--- Instructions to follow ---
Beneath this sentence is a listing. Return its lines from the one containing "Generate a standalone" through the last, exactly, and omit the pictures.

--- Dataset extract ---
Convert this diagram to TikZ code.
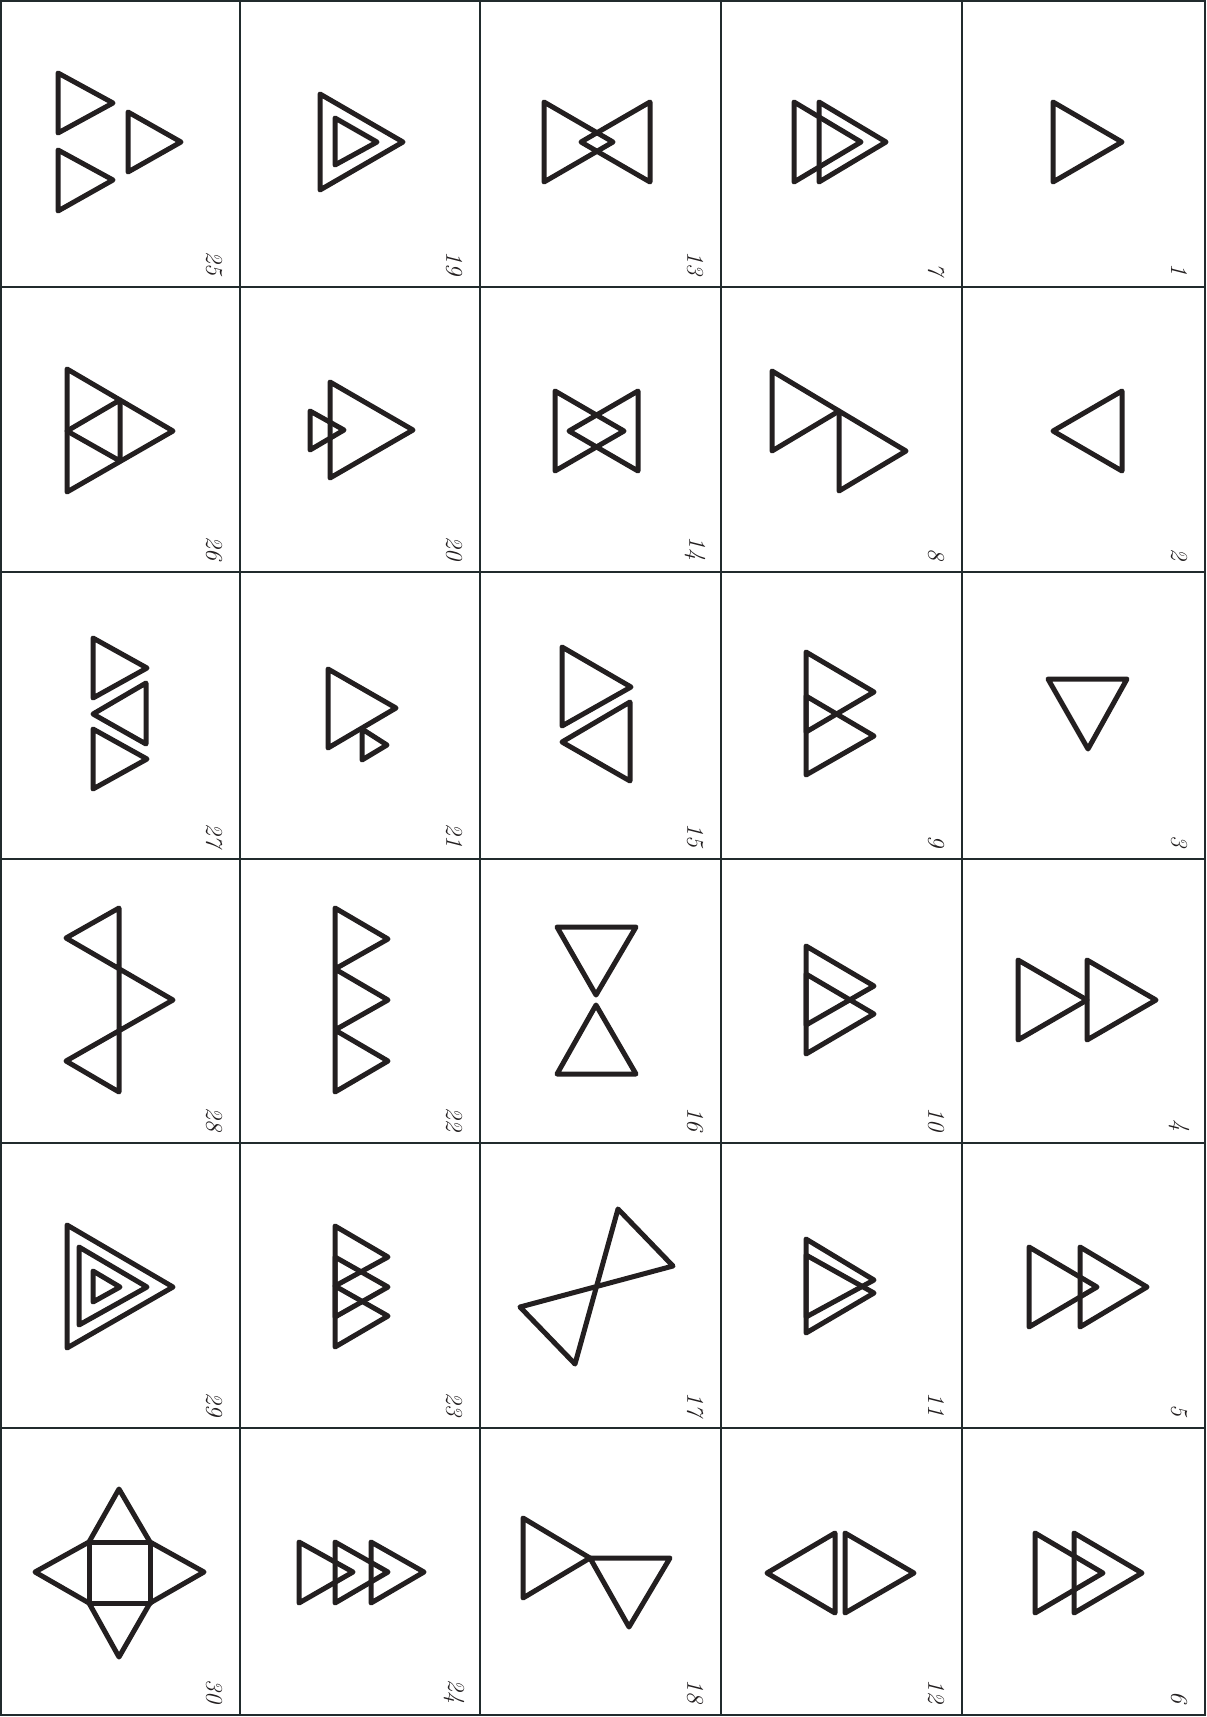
\documentclass[tikz,border=0pt]{standalone}
\usepackage{tikz}

\definecolor{inkcol}{RGB}{35,31,32}
\definecolor{gridcol}{RGB}{33,43,45}

\tikzset{
  fig/.style={draw=inkcol, line width=5pt, line join=round, line cap=round},
  cellline/.style={draw=gridcol, line width=2.8pt},
  numlabel/.style={rotate=-90, anchor=east, inner sep=0pt, text=inkcol,
    font=\fontsize{24}{28}\selectfont\itshape}
}

\begin{document}
\begin{tikzpicture}[x=1pt, y=-1pt]
      \useasboundingbox (0,0) rectangle (1207,1717);
      % grid
      \draw[cellline] (1,1) rectangle (1205,1715);
      \foreach \gx in {240,480,721,962}
        \draw[cellline] (\gx,1) -- (\gx,1715);
      \foreach \gy in {287,572,859,1143,1428}
        \draw[cellline] (1,\gy) -- (1205,\gy);
      % numbers, read down each column from the right
      \foreach \xr [count=\c] in {240,480,721,962,1205}
        \foreach \yb [count=\r] in {287,572,859,1143,1428,1715} {
          \pgfmathtruncatemacro\num{(5-\c)*6+\r}
          \node[numlabel] (n\num) at (\xr-26,\yb-11) {\num};
        }
      % column 5: 1-6
      \draw[fig] (1053,102) -- (1053,182) -- (1122,142) -- cycle;
      \draw[fig] (1122,391) -- (1122,471) -- (1053,431) -- cycle;
      \draw[fig] (1048,679) -- (1127,679) -- (1088,749) -- cycle;
      \draw[fig] (1018,960) -- (1018,1040) -- (1087,1000) -- cycle;
      \draw[fig] (1087,960) -- (1087,1040) -- (1156,1000) -- cycle;
      \draw[fig] (1029,1247) -- (1029,1327) -- (1097,1287) -- cycle;
      \draw[fig] (1080,1247) -- (1080,1327) -- (1147,1287) -- cycle;
      \draw[fig] (1035,1533) -- (1035,1613) -- (1103,1573) -- cycle;
      \draw[fig] (1074,1533) -- (1074,1613) -- (1142,1573) -- cycle;
      % column 4: 7-12
      \draw[fig] (794,102) -- (794,182) -- (861,142) -- cycle;
      \draw[fig] (819,102) -- (819,182) -- (886,142) -- cycle;
      \draw[fig] (772,371) -- (772,451) -- (839,411) -- cycle;
      \draw[fig] (839,411) -- (839,491) -- (906,451) -- cycle;
      \draw[fig] (806,652) -- (806,732) -- (874,692) -- cycle;
      \draw[fig] (806,696) -- (806,775) -- (874,736) -- cycle;
      \draw[fig] (806,946) -- (806,1025) -- (874,986) -- cycle;
      \draw[fig] (806,974) -- (806,1054) -- (874,1014) -- cycle;
      \draw[fig] (806,1239) -- (806,1317) -- (874,1280) -- cycle;
      \draw[fig] (806,1255) -- (806,1333) -- (874,1293) -- cycle;
      \draw[fig] (835,1533) -- (835,1613) -- (767,1573) -- cycle;
      \draw[fig] (845,1533) -- (845,1613) -- (914,1573) -- cycle;
      % column 3: 13-18
      \draw[fig] (544,102) -- (544,182) -- (613,142) -- cycle;
      \draw[fig] (650,102) -- (650,182) -- (581,142) -- cycle;
      \draw[fig] (555,391) -- (555,471) -- (624,431) -- cycle;
      \draw[fig] (638,391) -- (638,471) -- (569,431) -- cycle;
      \draw[fig] (562,647) -- (562,726) -- (631,687) -- cycle;
      \draw[fig] (630,702) -- (630,781) -- (562,742) -- cycle;
      \draw[fig] (557,927) -- (636,927) -- (596,995) -- cycle;
      \draw[fig] (596,1005) -- (636,1074) -- (557,1074) -- cycle;
      \draw[fig] (618,1209) -- (673,1266) -- (520,1307) -- (575,1364) -- cycle;
      \draw[fig] (523,1518) -- (523,1598) -- (590,1558) -- cycle;
      \draw[fig] (590,1558) -- (670,1558) -- (629,1627) -- cycle;
      % column 2: 19-24
      \draw[fig] (320,94) -- (320,190) -- (403,142) -- cycle;
      \draw[fig] (335,118) -- (335,165) -- (377,142) -- cycle;
      \draw[fig] (330,382) -- (330,478) -- (413,430) -- cycle;
      \draw[fig] (310,411) -- (310,450) -- (344,430) -- cycle;
      \draw[fig] (328,669) -- (328,748) -- (396,708) -- cycle;
      \draw[fig] (362,729) -- (362,760) -- (387,745) -- cycle;
      \draw[fig] (335,908) -- (388,939) -- (335,969) -- (388,1000) -- (335,1030)
                 -- (388,1061) -- (335,1092) -- cycle;
      \draw[fig] (335,1226) -- (335,1286) -- (388,1257) -- cycle;
      \draw[fig] (335,1257) -- (335,1317) -- (388,1287) -- cycle;
      \draw[fig] (335,1286) -- (335,1347) -- (388,1316) -- cycle;
      \draw[fig] (299,1542) -- (299,1603) -- (353,1572) -- cycle;
      \draw[fig] (335,1542) -- (335,1603) -- (388,1572) -- cycle;
      \draw[fig] (371,1542) -- (371,1603) -- (424,1572) -- cycle;
      % column 1: 25-30
      \draw[fig] (58,73) -- (58,133) -- (113,103) -- cycle;
      \draw[fig] (58,150) -- (58,211) -- (113,180) -- cycle;
      \draw[fig] (128,112) -- (128,172) -- (181,142) -- cycle;
      \draw[fig] (67,369) -- (67,492) -- (173,431) -- cycle;
      \draw[fig] (67,431) -- (120,400) -- (120,461) -- cycle;
      \draw[fig] (93,638) -- (93,698) -- (147,668) -- cycle;
      \draw[fig] (146,683) -- (146,744) -- (93,714) -- cycle;
      \draw[fig] (93,729) -- (93,789) -- (147,759) -- cycle;
      \draw[fig] (119,908) -- (66,938) -- (173,1000) -- (66,1061) -- (119,1092) -- cycle;
      \draw[fig] (67,1225) -- (67,1348) -- (173,1287) -- cycle;
      \draw[fig] (79,1247) -- (79,1325) -- (147,1287) -- cycle;
      \draw[fig] (93,1271) -- (93,1302) -- (120,1287) -- cycle;
      \draw[fig] (89,1542) rectangle (150,1603);
      \draw[fig] (89,1542) -- (119,1489) -- (150,1542);
      \draw[fig] (150,1542) -- (204,1572) -- (150,1603);
      \draw[fig] (150,1603) -- (119,1657) -- (89,1603);
      \draw[fig] (89,1603) -- (35,1572) -- (89,1542);
    \end{tikzpicture}
\end{document}
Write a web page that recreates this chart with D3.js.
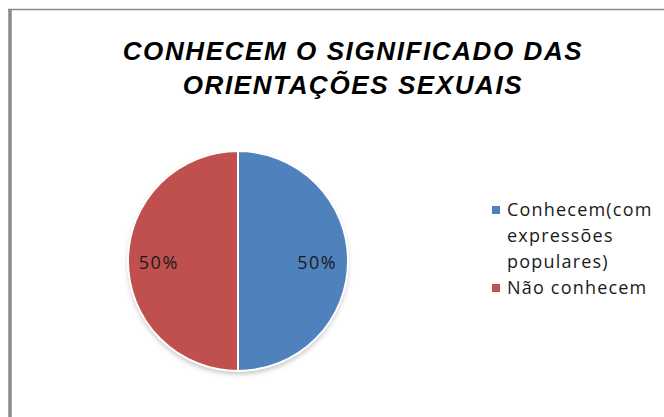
<!DOCTYPE html>
<html>
<head>
<meta charset="utf-8">
<script src="https://cdn.jsdelivr.net/npm/d3@7"></script>
<style>
  body { margin: 0; background: #fff; }
</style>
</head>
<body>
<div id="chart"></div>
<script>
// chart data
const categories = ["Conhecem(com expressões populares)", "Não conhecem"];
const values = [50, 50];
const colors = ["#4F81BD", "#C0504D"];
const legendLines = [["Conhecem(com", "expressões", "populares)"], ["Não conhecem"]];
const titleLines = ["CONHECEM O SIGNIFICADO DAS", "ORIENTAÇÕES SEXUAIS"];

const width = 664, height = 417;

const svg = d3.select("#chart")
    .append("svg")
    .attr("width", width)
    .attr("height", height);

// frame (only top and left edges visible)
svg.append("line")
    .attr("x1", 8).attr("x2", width)
    .attr("y1", 9.5).attr("y2", 9.5)
    .attr("stroke", "#8a8a8a").attr("stroke-width", 1.5);
svg.append("line")
    .attr("x1", 10).attr("x2", 10)
    .attr("y1", 9).attr("y2", height)
    .attr("stroke", "#8a8a8a").attr("stroke-width", 3.5);

// title
svg.append("g")
    .selectAll("text")
    .data(titleLines)
    .enter()
    .append("text")
    .attr("x", 353)
    .attr("y", (d, i) => 60 + i * 34)
    .attr("text-anchor", "middle")
    .style("font-family", "'Liberation Sans', Arial, sans-serif")
    .style("font-style", "italic")
    .style("font-weight", "bold")
    .style("font-size", "26px")
    .style("letter-spacing", "1.6px")
    .style("fill", "#000")
    .text(d => d);

// pie
const cx = 238, cy = 261, r = 110;

const defs = svg.append("defs");
const blur = defs.append("filter").attr("id", "shadow")
    .attr("x", "-20%").attr("y", "-20%").attr("width", "140%").attr("height", "140%");
blur.append("feGaussianBlur").attr("stdDeviation", 2.5);

svg.append("circle")
    .attr("cx", cx).attr("cy", cy + 3)
    .attr("r", r)
    .attr("fill", "#999")
    .attr("opacity", 0.6)
    .attr("filter", "url(#shadow)");

const pie = d3.pie().sort(null).value(d => d);
const arc = d3.arc().innerRadius(0).outerRadius(r);
const arcs = pie(values);

const g = svg.append("g").attr("transform", `translate(${cx},${cy})`);

g.selectAll("path")
    .data(arcs)
    .enter()
    .append("path")
    .attr("d", arc)
    .attr("fill", (d, i) => colors[i])
    .attr("stroke", "#fff")
    .attr("stroke-width", 2);

// data labels
const labelArc = d3.arc().innerRadius(r * 0.72).outerRadius(r * 0.72);
g.selectAll(".lbl")
    .data(arcs)
    .enter()
    .append("text")
    .attr("class", "lbl")
    .attr("x", d => labelArc.centroid(d)[0])
    .attr("y", d => labelArc.centroid(d)[1] + 8)
    .attr("text-anchor", "middle")
    .style("font-family", "'Open Sans', 'Noto Sans', sans-serif")
    .style("font-size", "18px")
    .style("letter-spacing", "1.5px")
    .style("fill", "#1a1a1a")
    .text(d => d.data + "%");

// legend
const legend = svg.append("g").attr("transform", "translate(492,0)");
const lineH = 26;
let row = 0;
legendLines.forEach((lines, i) => {
    const y0 = 210 + row * lineH;
    legend.append("rect")
        .attr("x", 0).attr("y", y0 - 4)
        .attr("width", 8).attr("height", 8)
        .attr("fill", colors[i]);
    lines.forEach((t, j) => {
        legend.append("text")
            .attr("x", 15)
            .attr("y", y0 + j * lineH + 6)
            .style("font-family", "'Open Sans', 'Noto Sans', sans-serif")
            .style("font-size", "18px")
            .style("letter-spacing", "1.2px")
            .style("fill", "#1a1a1a")
            .text(t);
    });
    row += lines.length;
});
</script>
</body>
</html>
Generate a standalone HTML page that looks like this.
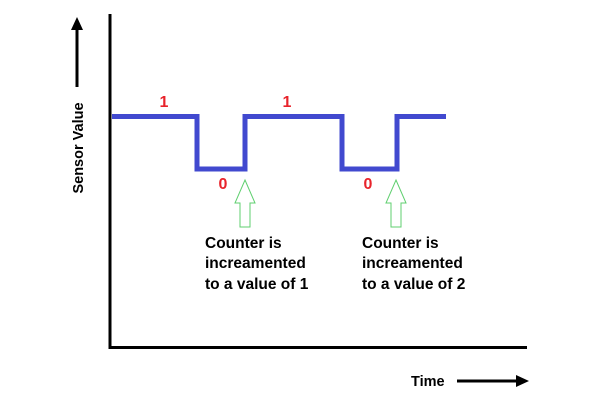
<!DOCTYPE html>
<html><head><style>
html,body{margin:0;padding:0;background:#fff;}
svg{display:block;}
text{font-family:"Liberation Sans",sans-serif;font-weight:bold;}
</style></head><body>
<svg width="615" height="410" viewBox="0 0 615 410" xmlns="http://www.w3.org/2000/svg">
<line x1="110" y1="14" x2="110" y2="349" stroke="#000" stroke-width="3"/>
<line x1="109" y1="347.5" x2="527" y2="347.5" stroke="#000" stroke-width="3"/>
<polyline points="112,116.5 197,116.5 197,169 245,169 245,116.5 342,116.5 342,169 397,169 397,116.5 446,116.5" fill="none" stroke="#4149cf" stroke-width="5"/>
<g fill="#e8232b" font-size="16" text-anchor="middle">
<text x="164" y="107">1</text>
<text x="287" y="107">1</text>
<text x="223" y="189">0</text>
<text x="368" y="189">0</text>
</g>
<polygon points="245,180 255,203 250,203 250,227 240,227 240,203 235,203" fill="#fff" stroke="#5fcf6f" stroke-width="1"/>
<polygon points="396,180 406,203 401,203 401,227 391,227 391,203 386,203" fill="#fff" stroke="#5fcf6f" stroke-width="1"/>
<g fill="#000" font-size="15.5">
<text x="205" y="248">Counter is</text>
<text x="205" y="268">increamented</text>
<text x="205" y="289">to a value of 1</text>
<text x="362" y="248">Counter is</text>
<text x="362" y="268">increamented</text>
<text x="362" y="289">to a value of 2</text>
</g>
<line x1="77" y1="87" x2="77" y2="28" stroke="#000" stroke-width="3"/>
<polygon points="77,17 71,30 83,30" fill="#000"/>
<text transform="translate(83,148) rotate(-90)" font-size="14.5" text-anchor="middle" fill="#000">Sensor Value</text>
<text x="411" y="386" font-size="14.5" fill="#000">Time</text>
<line x1="457" y1="381" x2="518" y2="381" stroke="#000" stroke-width="3"/>
<polygon points="529,381 516,375 516,387" fill="#000"/>
</svg>
</body></html>
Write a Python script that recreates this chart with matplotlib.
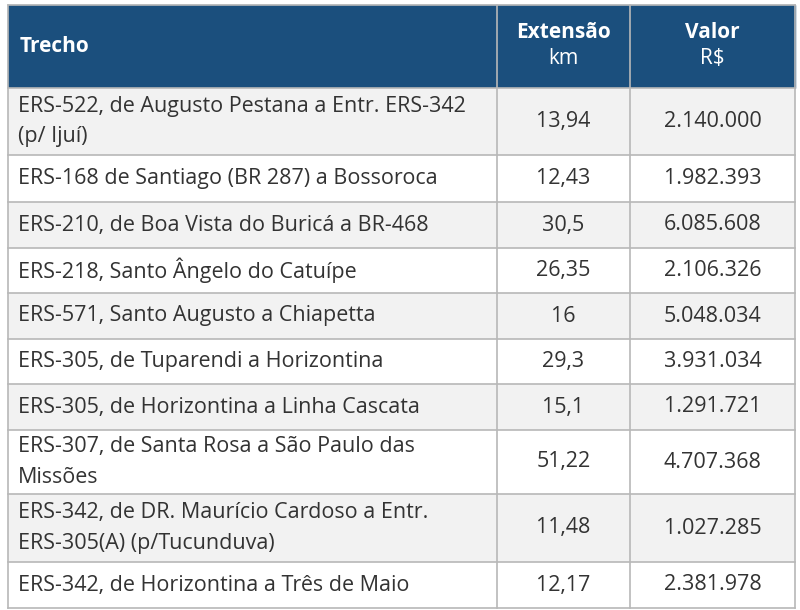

--- Written answer ---
Generate a standalone HTML page that looks like this.
<!DOCTYPE html>
<html><head><style>
html,body{margin:0;padding:0;background:#fff;}
svg{display:block;}
text{font-family:"Liberation Sans",sans-serif;font-weight:bold;}
</style></head><body>
<svg width="615" height="410" viewBox="0 0 615 410" xmlns="http://www.w3.org/2000/svg">
<line x1="110" y1="14" x2="110" y2="349" stroke="#000" stroke-width="3"/>
<line x1="109" y1="347.5" x2="527" y2="347.5" stroke="#000" stroke-width="3"/>
<polyline points="112,116.5 197,116.5 197,169 245,169 245,116.5 342,116.5 342,169 397,169 397,116.5 446,116.5" fill="none" stroke="#4149cf" stroke-width="5"/>
<g fill="#e8232b" font-size="16" text-anchor="middle">
<text x="164" y="107">1</text>
<text x="287" y="107">1</text>
<text x="223" y="189">0</text>
<text x="368" y="189">0</text>
</g>
<polygon points="245,180 255,203 250,203 250,227 240,227 240,203 235,203" fill="#fff" stroke="#5fcf6f" stroke-width="1"/>
<polygon points="396,180 406,203 401,203 401,227 391,227 391,203 386,203" fill="#fff" stroke="#5fcf6f" stroke-width="1"/>
<g fill="#000" font-size="15.5">
<text x="205" y="248">Counter is</text>
<text x="205" y="268">increamented</text>
<text x="205" y="289">to a value of 1</text>
<text x="362" y="248">Counter is</text>
<text x="362" y="268">increamented</text>
<text x="362" y="289">to a value of 2</text>
</g>
<line x1="77" y1="87" x2="77" y2="28" stroke="#000" stroke-width="3"/>
<polygon points="77,17 71,30 83,30" fill="#000"/>
<text transform="translate(83,148) rotate(-90)" font-size="14.5" text-anchor="middle" fill="#000">Sensor Value</text>
<text x="411" y="386" font-size="14.5" fill="#000">Time</text>
<line x1="457" y1="381" x2="518" y2="381" stroke="#000" stroke-width="3"/>
<polygon points="529,381 516,375 516,387" fill="#000"/>
</svg>
</body></html>
Write a Python script that recreates this chart with matplotlib.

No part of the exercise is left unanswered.